┌─ THE DATA

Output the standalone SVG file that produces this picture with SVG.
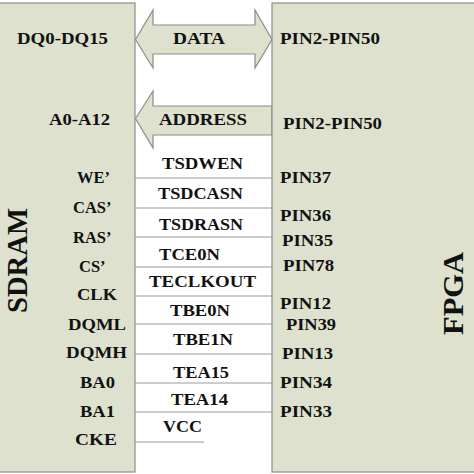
<svg xmlns="http://www.w3.org/2000/svg" width="474" height="474" viewBox="0 0 474 474">
<style>
.box{fill:#dee1ce;stroke:#8c8c8c;stroke-width:1.2}
.arrow{fill:#dee1ce;stroke:#8c8c8c;stroke-width:1.2;stroke-linejoin:miter}
.ln{stroke:#9a9a9a;stroke-width:1.2;fill:none}
text{font-family:"Liberation Serif","Times New Roman",serif;font-weight:bold;font-size:16.5px;fill:#111}
.big{font-size:29px}
</style>
<rect width="474" height="474" fill="#ffffff"/>
<g id="sdram">
<rect class="box" x="-2" y="3" width="137" height="469"/>
<text class="big" transform="translate(27,313) rotate(-90)" textLength="105" lengthAdjust="spacingAndGlyphs">SDRAM</text>
<text x="17" y="44" textLength="91" lengthAdjust="spacingAndGlyphs">DQ0-DQ15</text>
<text x="49" y="125" textLength="61" lengthAdjust="spacingAndGlyphs">A0-A12</text>
<text x="77" y="183">WE’</text>
<text x="73" y="213">CAS’</text>
<text x="73" y="243">RAS’</text>
<text x="79" y="272">CS’</text>
<text x="77" y="300" textLength="40" lengthAdjust="spacingAndGlyphs">CLK</text>
<text x="68" y="330" textLength="58" lengthAdjust="spacingAndGlyphs">DQML</text>
<text x="66" y="358" textLength="61" lengthAdjust="spacingAndGlyphs">DQMH</text>
<text x="80" y="388" textLength="35" lengthAdjust="spacingAndGlyphs">BA0</text>
<text x="80" y="417" textLength="35" lengthAdjust="spacingAndGlyphs">BA1</text>
<text x="75" y="445" textLength="42" lengthAdjust="spacingAndGlyphs">CKE</text>
</g>
<g id="connectors">
<path id="data-arrow" class="arrow" d="M135.5,39.5 L153,10 L153,25 L255,25 L255,10 L272,39.5 L255,68 L255,54 L153,54 L153,68 Z"/>
<path id="address-arrow" class="arrow" d="M135.5,118.5 L153,91 L153,106 L272,106 L272,135 L153,135 L153,148 Z"/>
<line class="ln" x1="135" y1="178" x2="272" y2="178"/>
<line class="ln" x1="135" y1="208" x2="272" y2="208"/>
<line class="ln" x1="135" y1="237" x2="272" y2="237"/>
<line class="ln" x1="135" y1="267" x2="272" y2="267"/>
<line class="ln" x1="135" y1="296" x2="272" y2="296"/>
<line class="ln" x1="135" y1="324" x2="272" y2="324"/>
<line class="ln" x1="135" y1="354" x2="272" y2="354"/>
<line class="ln" x1="135" y1="383" x2="272" y2="383"/>
<line class="ln" x1="135" y1="412" x2="272" y2="412"/>
<line class="ln" x1="135" y1="442" x2="204" y2="442"/>
<text x="173" y="44" textLength="52" lengthAdjust="spacingAndGlyphs">DATA</text>
<text x="159" y="125" textLength="88" lengthAdjust="spacingAndGlyphs">ADDRESS</text>
<text x="162" y="169" textLength="81" lengthAdjust="spacingAndGlyphs">TSDWEN</text>
<text x="158" y="199" textLength="85" lengthAdjust="spacingAndGlyphs">TSDCASN</text>
<text x="159" y="230" textLength="84" lengthAdjust="spacingAndGlyphs">TSDRASN</text>
<text x="159" y="260" textLength="61" lengthAdjust="spacingAndGlyphs">TCE0N</text>
<text x="149" y="287" textLength="107" lengthAdjust="spacingAndGlyphs">TECLKOUT</text>
<text x="170" y="316" textLength="60" lengthAdjust="spacingAndGlyphs">TBE0N</text>
<text x="173" y="345" textLength="60" lengthAdjust="spacingAndGlyphs">TBE1N</text>
<text x="173" y="378" textLength="56" lengthAdjust="spacingAndGlyphs">TEA15</text>
<text x="171" y="405" textLength="57" lengthAdjust="spacingAndGlyphs">TEA14</text>
<text x="163" y="432" textLength="39" lengthAdjust="spacingAndGlyphs">VCC</text>
</g>
<g id="fpga">
<rect class="box" x="272" y="3" width="204" height="469"/>
<text class="big" transform="translate(463,335) rotate(-90)" textLength="83" lengthAdjust="spacingAndGlyphs">FPGA</text>
<text x="280" y="44" textLength="100" lengthAdjust="spacingAndGlyphs">PIN2-PIN50</text>
<text x="283" y="129" textLength="99" lengthAdjust="spacingAndGlyphs">PIN2-PIN50</text>
<text x="280" y="183" textLength="51" lengthAdjust="spacingAndGlyphs">PIN37</text>
<text x="280" y="221" textLength="51" lengthAdjust="spacingAndGlyphs">PIN36</text>
<text x="282" y="246" textLength="51" lengthAdjust="spacingAndGlyphs">PIN35</text>
<text x="283" y="271" textLength="51" lengthAdjust="spacingAndGlyphs">PIN78</text>
<text x="280" y="309" textLength="51" lengthAdjust="spacingAndGlyphs">PIN12</text>
<text x="286" y="330" textLength="50" lengthAdjust="spacingAndGlyphs">PIN39</text>
<text x="282" y="359" textLength="51" lengthAdjust="spacingAndGlyphs">PIN13</text>
<text x="280" y="388" textLength="52" lengthAdjust="spacingAndGlyphs">PIN34</text>
<text x="280" y="417" textLength="52" lengthAdjust="spacingAndGlyphs">PIN33</text>
</g>
</svg>
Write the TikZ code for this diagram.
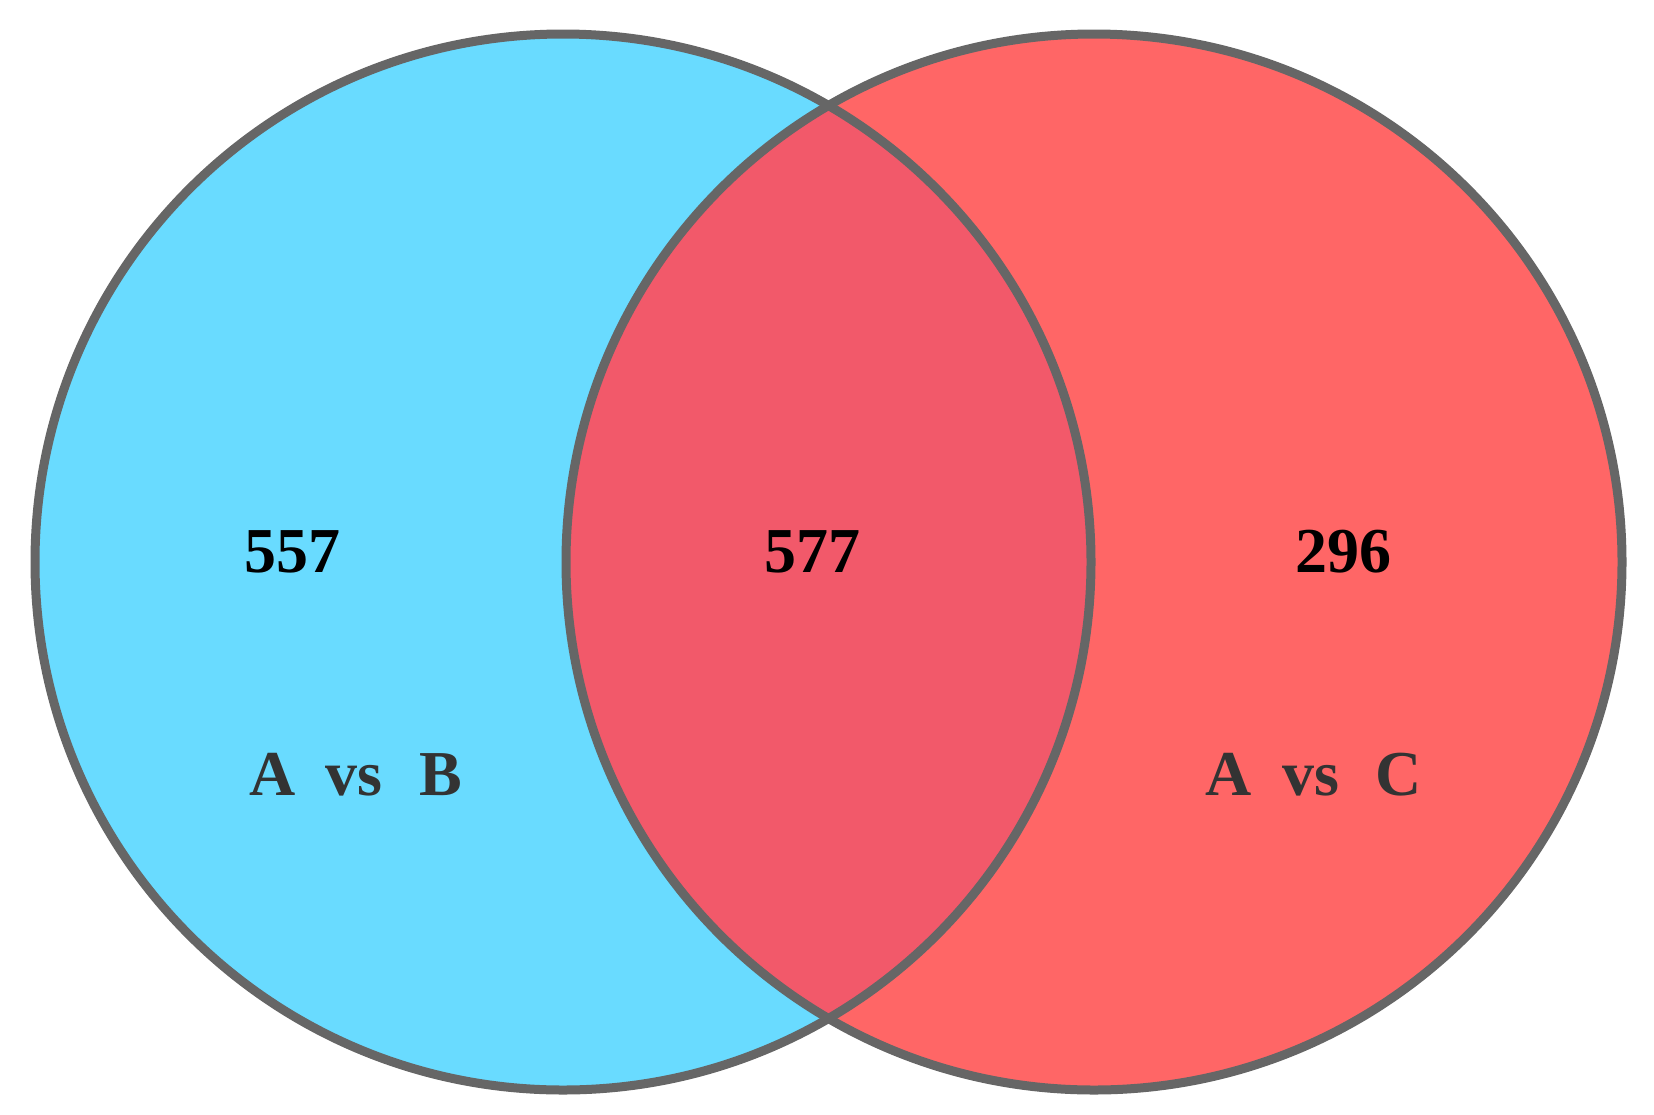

└─

WHAT THE EXERCISE ASKS:
Extract all lines that hold the word "this".

REPLY:
Output the standalone SVG file that produces this picture with SVG.
Write the TikZ code for this diagram.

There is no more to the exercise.